When charges stem from undercover operations where federal agents posed as distributors or collectors, entrapment is a potential defense. The defendant must show that the government introduced the idea and pressure to commit the offense, and that the defendant was not already inclined to commit it. Simply creating an opportunity to offend — a standard sting operation — does not qualify as entrapment. A defendant with a prior history of seeking out similar material will have a much harder time with this defense, because courts weigh the defendant’s predisposition heavily.
Federal law eliminates the standard statute of limitations for offenses involving the sexual abuse of a child under 18, allowing prosecution during the life of the child or for ten years after the offense, whichever is longer.13United States Code. 18 U.S.C. 3283 – Offenses Against Children
How this applies to 1466A is not entirely straightforward. When the material depicts a real, identifiable child, the extended limitations period clearly applies. But 1466A explicitly states that no real child needs to exist for a prosecution. When the material is purely fictional, there is no child victim whose lifespan triggers the extended period. In those cases, the default federal statute of limitations of five years likely governs, though this is an area where case law is still developing. Prosecutors investigating older conduct may pursue charges under both 1466A and related statutes that carry clearer limitations extensions.

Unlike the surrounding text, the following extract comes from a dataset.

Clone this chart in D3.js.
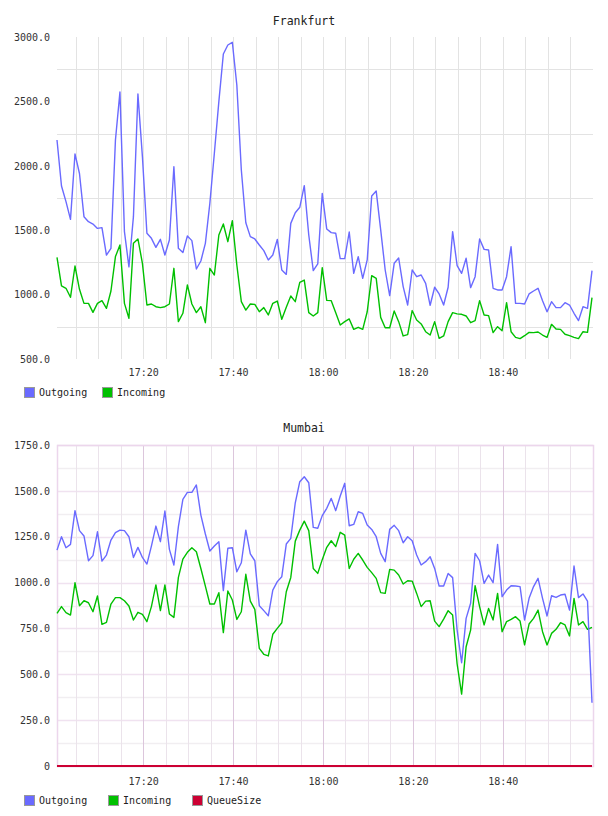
<!DOCTYPE html>
<html>
<head>
<meta charset="utf-8">
<script src="https://cdn.jsdelivr.net/npm/d3@7"></script>
<style>
  body { margin: 0; background: #fff; }
  text { font-family: "DejaVu Sans Mono", monospace; }
</style>
</head>
<body>
<div id="chart"></div>
<script>
// one sample per minute, first sample at this time
const startTime = "17:00:50";
const timeTickLabels = ["17:20", "17:40", "18:00", "18:20", "18:40"];

const frankfurtTicks = [500, 1000, 1500, 2000, 2500, 3000];
const frankfurtGrid = [750, 1250, 1750, 2250, 2750];
const mumbaiTicks = [0, 250, 500, 750, 1000, 1250, 1500, 1750];
const mumbaiMinorGrid = [125, 375, 625, 875, 1125, 1375, 1625];

const frankfurtOutgoing = [
  2200, 1843, 1722, 1584, 2092, 1940, 1605, 1566, 1548, 1514,
  1520, 1307, 1359, 2200, 2573, 1489, 1215, 1605, 2557, 2071,
  1476, 1437, 1367, 1429, 1307, 1424, 1993, 1359, 1326, 1455,
  1419, 1199, 1261, 1398, 1709, 2097, 2498, 2868, 2938, 2959,
  2627, 1967, 1558, 1450, 1432, 1385, 1341, 1269, 1307, 1429,
  1191, 1157, 1553, 1636, 1678, 1846, 1463, 1186, 1238, 1786,
  1509, 1481, 1476, 1279, 1279, 1486, 1165, 1295, 1126, 1269,
  1766, 1804, 1502, 1191, 992, 1243, 1284, 1062, 919, 1191,
  1139, 1152, 1087, 917, 1057, 1005, 919, 1057, 1489, 1225,
  1165, 1282, 1054, 1139, 1432, 1351, 1346, 1049, 1036, 1036,
  1139, 1372, 932, 932, 927, 1005, 1028, 1049, 953, 867,
  945, 899, 899, 937, 919, 855, 798, 906, 893, 1186
];
const frankfurtIncoming = [
  1289, 1067, 1049, 979, 1222, 1041, 932, 932, 862, 932,
  953, 893, 1028, 1295, 1385, 932, 816, 1398, 1432, 1243,
  919, 927, 906, 899, 906, 927, 1204, 790, 855, 1075,
  927, 860, 906, 782, 1204, 1152, 1463, 1548, 1411, 1574,
  1230, 945, 880, 927, 924, 867, 899, 842, 932, 950,
  808, 901, 989, 945, 1095, 1113, 860, 834, 860, 1209,
  955, 953, 860, 764, 790, 811, 730, 746, 730, 867,
  1147, 1126, 823, 743, 743, 873, 790, 679, 689, 876,
  803, 772, 712, 686, 790, 660, 679, 790, 860, 850,
  847, 834, 782, 798, 953, 842, 837, 705, 751, 720,
  937, 712, 668, 658, 681, 707, 705, 710, 686, 668,
  769, 733, 730, 692, 681, 668, 658, 712, 707, 976
];
const mumbaiOutgoing = [
  1177, 1250, 1190, 1208, 1392, 1283, 1254, 1119, 1147, 1277,
  1117, 1150, 1232, 1272, 1286, 1283, 1250, 1137, 1192, 1137,
  1101, 1199, 1308, 1223, 1390, 1181, 1096, 1305, 1454, 1492,
  1492, 1532, 1368, 1265, 1172, 1199, 1223, 956, 1187, 1190,
  1059, 1108, 1286, 1156, 1119, 874, 847, 819, 959, 1005,
  1032, 1210, 1241, 1435, 1550, 1577, 1544, 1301, 1296, 1365,
  1405, 1459, 1392, 1472, 1541, 1310, 1317, 1386, 1377, 1314,
  1290, 1250, 1159, 1114, 1290, 1312, 1283, 1217, 1250, 1228,
  1150, 1096, 1114, 1141, 1077, 981, 981, 1050, 1027, 741,
  563, 805, 887, 1159, 1119, 996, 1041, 999, 1208, 923,
  959, 983, 981, 978, 796, 914, 978, 1023, 914, 818,
  928, 919, 932, 936, 850, 1090, 918, 938, 899, 345
];
const mumbaiIncoming = [
  832, 869, 836, 823, 999, 874, 901, 890, 841, 927,
  772, 783, 883, 918, 918, 901, 872, 796, 838, 827,
  787, 869, 987, 847, 987, 829, 810, 1028, 1128, 1165,
  1190, 1168, 1077, 981, 883, 883, 945, 727, 954, 905,
  799, 841, 1045, 899, 854, 641, 609, 600, 718, 750,
  781, 950, 1028, 1226, 1286, 1335, 1283, 1077, 1050, 1125,
  1192, 1228, 1196, 1274, 1259, 1077, 1127, 1159, 1123, 1083,
  1054, 1023, 945, 941, 1072, 1068, 1041, 992, 1010, 1008,
  941, 869, 899, 901, 790, 760, 801, 847, 823, 556,
  392, 650, 741, 983, 869, 769, 859, 796, 941, 732,
  787, 799, 814, 790, 660, 774, 805, 850, 732, 660,
  723, 745, 781, 769, 709, 914, 769, 787, 745, 756
];
const mumbaiQueueSize = [
  0, 0, 0, 0, 0, 0, 0, 0, 0, 0, 0, 0, 0, 0, 0, 0, 0, 0, 0, 0,
  0, 0, 0, 0, 0, 0, 0, 0, 0, 0, 0, 0, 0, 0, 0, 0, 0, 0, 0, 0,
  0, 0, 0, 0, 0, 0, 0, 0, 0, 0, 0, 0, 0, 0, 0, 0, 0, 0, 0, 0,
  0, 0, 0, 0, 0, 0, 0, 0, 0, 0, 0, 0, 0, 0, 0, 0, 0, 0, 0, 0,
  0, 0, 0, 0, 0, 0, 0, 0, 0, 0, 0, 0, 0, 0, 0, 0, 0, 0, 0, 0,
  0, 0, 0, 0, 0, 0, 0, 0, 0, 0, 0, 0, 0, 0, 0, 0, 0, 0, 0, 0
];

const colors = { Outgoing: "#6a6aff", Incoming: "#00c000", QueueSize: "#cc0033" };

const parseTime = d3.timeParse("%H:%M:%S");
const parseTick = d3.timeParse("%H:%M");
const t0 = parseTime(startTime);
const times = frankfurtOutgoing.map((d, i) => d3.timeMinute.offset(t0, i));
const tickTimes = timeTickLabels.map(parseTick);

const svg = d3.select("#chart").append("svg")
    .attr("width", 608)
    .attr("height", 816);

function drawChart(cfg) {
  const x = d3.scaleTime()
      .domain([times[0], times[times.length - 1]])
      .range([cfg.left, cfg.right - 1]);
  const y = d3.scaleLinear()
      .domain(cfg.yDomain)
      .range([cfg.bottom, cfg.top]);

  const g = svg.append("g");
  const fiveMin = x.ticks(d3.timeMinute.every(5));

  if (cfg.style === "plain") {
    // light grey grid, no frame
    g.selectAll(".vgrid").data(fiveMin).enter().append("line")
        .attr("x1", d => Math.round(x(d)) + 0.5).attr("x2", d => Math.round(x(d)) + 0.5)
        .attr("y1", cfg.top).attr("y2", cfg.bottom)
        .attr("stroke", "#e3e3e3");
    g.selectAll(".hgrid").data(cfg.grid).enter().append("line")
        .attr("x1", cfg.left).attr("x2", cfg.right)
        .attr("y1", d => Math.round(y(d)) + 0.5).attr("y2", d => Math.round(y(d)) + 0.5)
        .attr("stroke", "#e3e3e3");
  } else {
    // pinkish grid with darker major lines and a frame
    g.selectAll(".hminor").data(cfg.grid).enter().append("line")
        .attr("x1", cfg.left).attr("x2", cfg.right)
        .attr("y1", d => Math.round(y(d)) + 0.5).attr("y2", d => Math.round(y(d)) + 0.5)
        .attr("stroke", "#f1eef1").attr("stroke-width", 1.5);
    g.selectAll(".hmajor").data(cfg.ticks).enter().append("line")
        .attr("x1", cfg.left).attr("x2", cfg.right)
        .attr("y1", d => Math.round(y(d)) + 0.5).attr("y2", d => Math.round(y(d)) + 0.5)
        .attr("stroke", "#f0e2f0").attr("stroke-width", 1.5);
    g.selectAll(".vgrid").data(fiveMin).enter().append("line")
        .attr("x1", d => Math.round(x(d)) + 0.5).attr("x2", d => Math.round(x(d)) + 0.5)
        .attr("y1", cfg.top).attr("y2", cfg.bottom)
        .attr("stroke", d => d.getMinutes() % 20 === 0 ? "#dcc6dc" : "#ebe3eb");
    g.append("rect")
        .attr("x", cfg.left + 0.5).attr("y", cfg.top + 0.5)
        .attr("width", cfg.right - cfg.left).attr("height", cfg.bottom - cfg.top)
        .attr("fill", "none").attr("stroke", "#ecd6ec").attr("stroke-width", 1.5);
  }

  // title
  svg.append("text")
      .attr("x", 304).attr("y", cfg.titleY)
      .attr("text-anchor", "middle")
      .style("font-size", "11.5px").attr("fill", "#222")
      .text(cfg.title);

  // axes
  const yAxis = svg.append("g")
      .attr("transform", "translate(" + cfg.left + ",0)")
      .call(d3.axisLeft(y).tickValues(cfg.ticks).tickSize(0).tickPadding(7)
        .tickFormat(d => d === 0 ? "0" : d3.format(".1f")(d)));
  yAxis.select(".domain").remove();
  yAxis.selectAll("text").style("font-size", "10px").attr("fill", "#333")
      .style("font-family", "'DejaVu Sans Mono', monospace");

  const xAxis = svg.append("g")
      .attr("transform", "translate(0," + cfg.bottom + ")")
      .call(d3.axisBottom(x).tickValues(tickTimes).tickSize(0).tickPadding(cfg.xPad)
        .tickFormat(d3.timeFormat("%H:%M")));
  xAxis.select(".domain").remove();
  xAxis.selectAll("text").style("font-size", "10px").attr("fill", "#333")
      .style("font-family", "'DejaVu Sans Mono', monospace");

  // series lines (drawn last-first so Outgoing sits on top)
  const line = d3.line()
      .x((d, i) => x(times[i]))
      .y(d => y(d));
  cfg.series.slice().reverse().forEach(s => {
    g.append("path")
        .datum(s.values)
        .attr("d", line)
        .attr("fill", "none")
        .attr("stroke", colors[s.name])
        .attr("stroke-width", s.name === "QueueSize" ? 2 : 1.4)
        .attr("stroke-linejoin", "round");
  });

  // legend
  cfg.series.forEach((s, i) => {
    const lx = cfg.legendX[i];
    svg.append("rect")
        .attr("x", lx + 0.5).attr("y", cfg.legendY + 0.5)
        .attr("width", 10).attr("height", 10)
        .attr("fill", colors[s.name]).attr("stroke", "#999");
    svg.append("text")
        .attr("x", lx + 15).attr("y", cfg.legendY + 9)
        .style("font-size", "10px").attr("fill", "#222")
        .text(s.name);
  });
}

drawChart({
  title: "Frankfurt", titleY: 25,
  left: 57, right: 593, top: 37, bottom: 359,
  yDomain: [500, 3000], ticks: frankfurtTicks, grid: frankfurtGrid,
  style: "plain", xPad: 10,
  series: [
    { name: "Outgoing", values: frankfurtOutgoing },
    { name: "Incoming", values: frankfurtIncoming }
  ],
  legendX: [24, 102], legendY: 387
});

drawChart({
  title: "Mumbai", titleY: 432,
  left: 57, right: 593, top: 445, bottom: 766,
  yDomain: [0, 1750], ticks: mumbaiTicks, grid: mumbaiMinorGrid,
  style: "framed", xPad: 12,
  series: [
    { name: "Outgoing", values: mumbaiOutgoing },
    { name: "Incoming", values: mumbaiIncoming },
    { name: "QueueSize", values: mumbaiQueueSize }
  ],
  legendX: [24, 108, 192], legendY: 795
});
</script>
</body>
</html>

The most important distinction is between 1466A and 18 U.S.C. 2252A, the broader federal child pornography statute. Section 2252A primarily targets material depicting real children or images that are indistinguishable from real children. Section 1466A fills the gap left by Ashcroft v. Free Speech Coalition by covering material that is obviously fictional — cartoons, drawings, paintings, and clearly computer-generated imagery — but adds the requirement that the material be either obscene or lacking in serious value.1United States Code. 18 U.S.C. 1466A – Obscene Visual Representations of the Sexual Abuse of Children
Federal sentencing guidelines treat both statutes under the same guideline section, and the penalties for 1466A directly reference the 2252A penalty provisions. From a practical standpoint, if the material could support charges under either statute, prosecutors often charge both. In cases involving obviously fictional material where no real child can be identified, 1466A is the only available charge.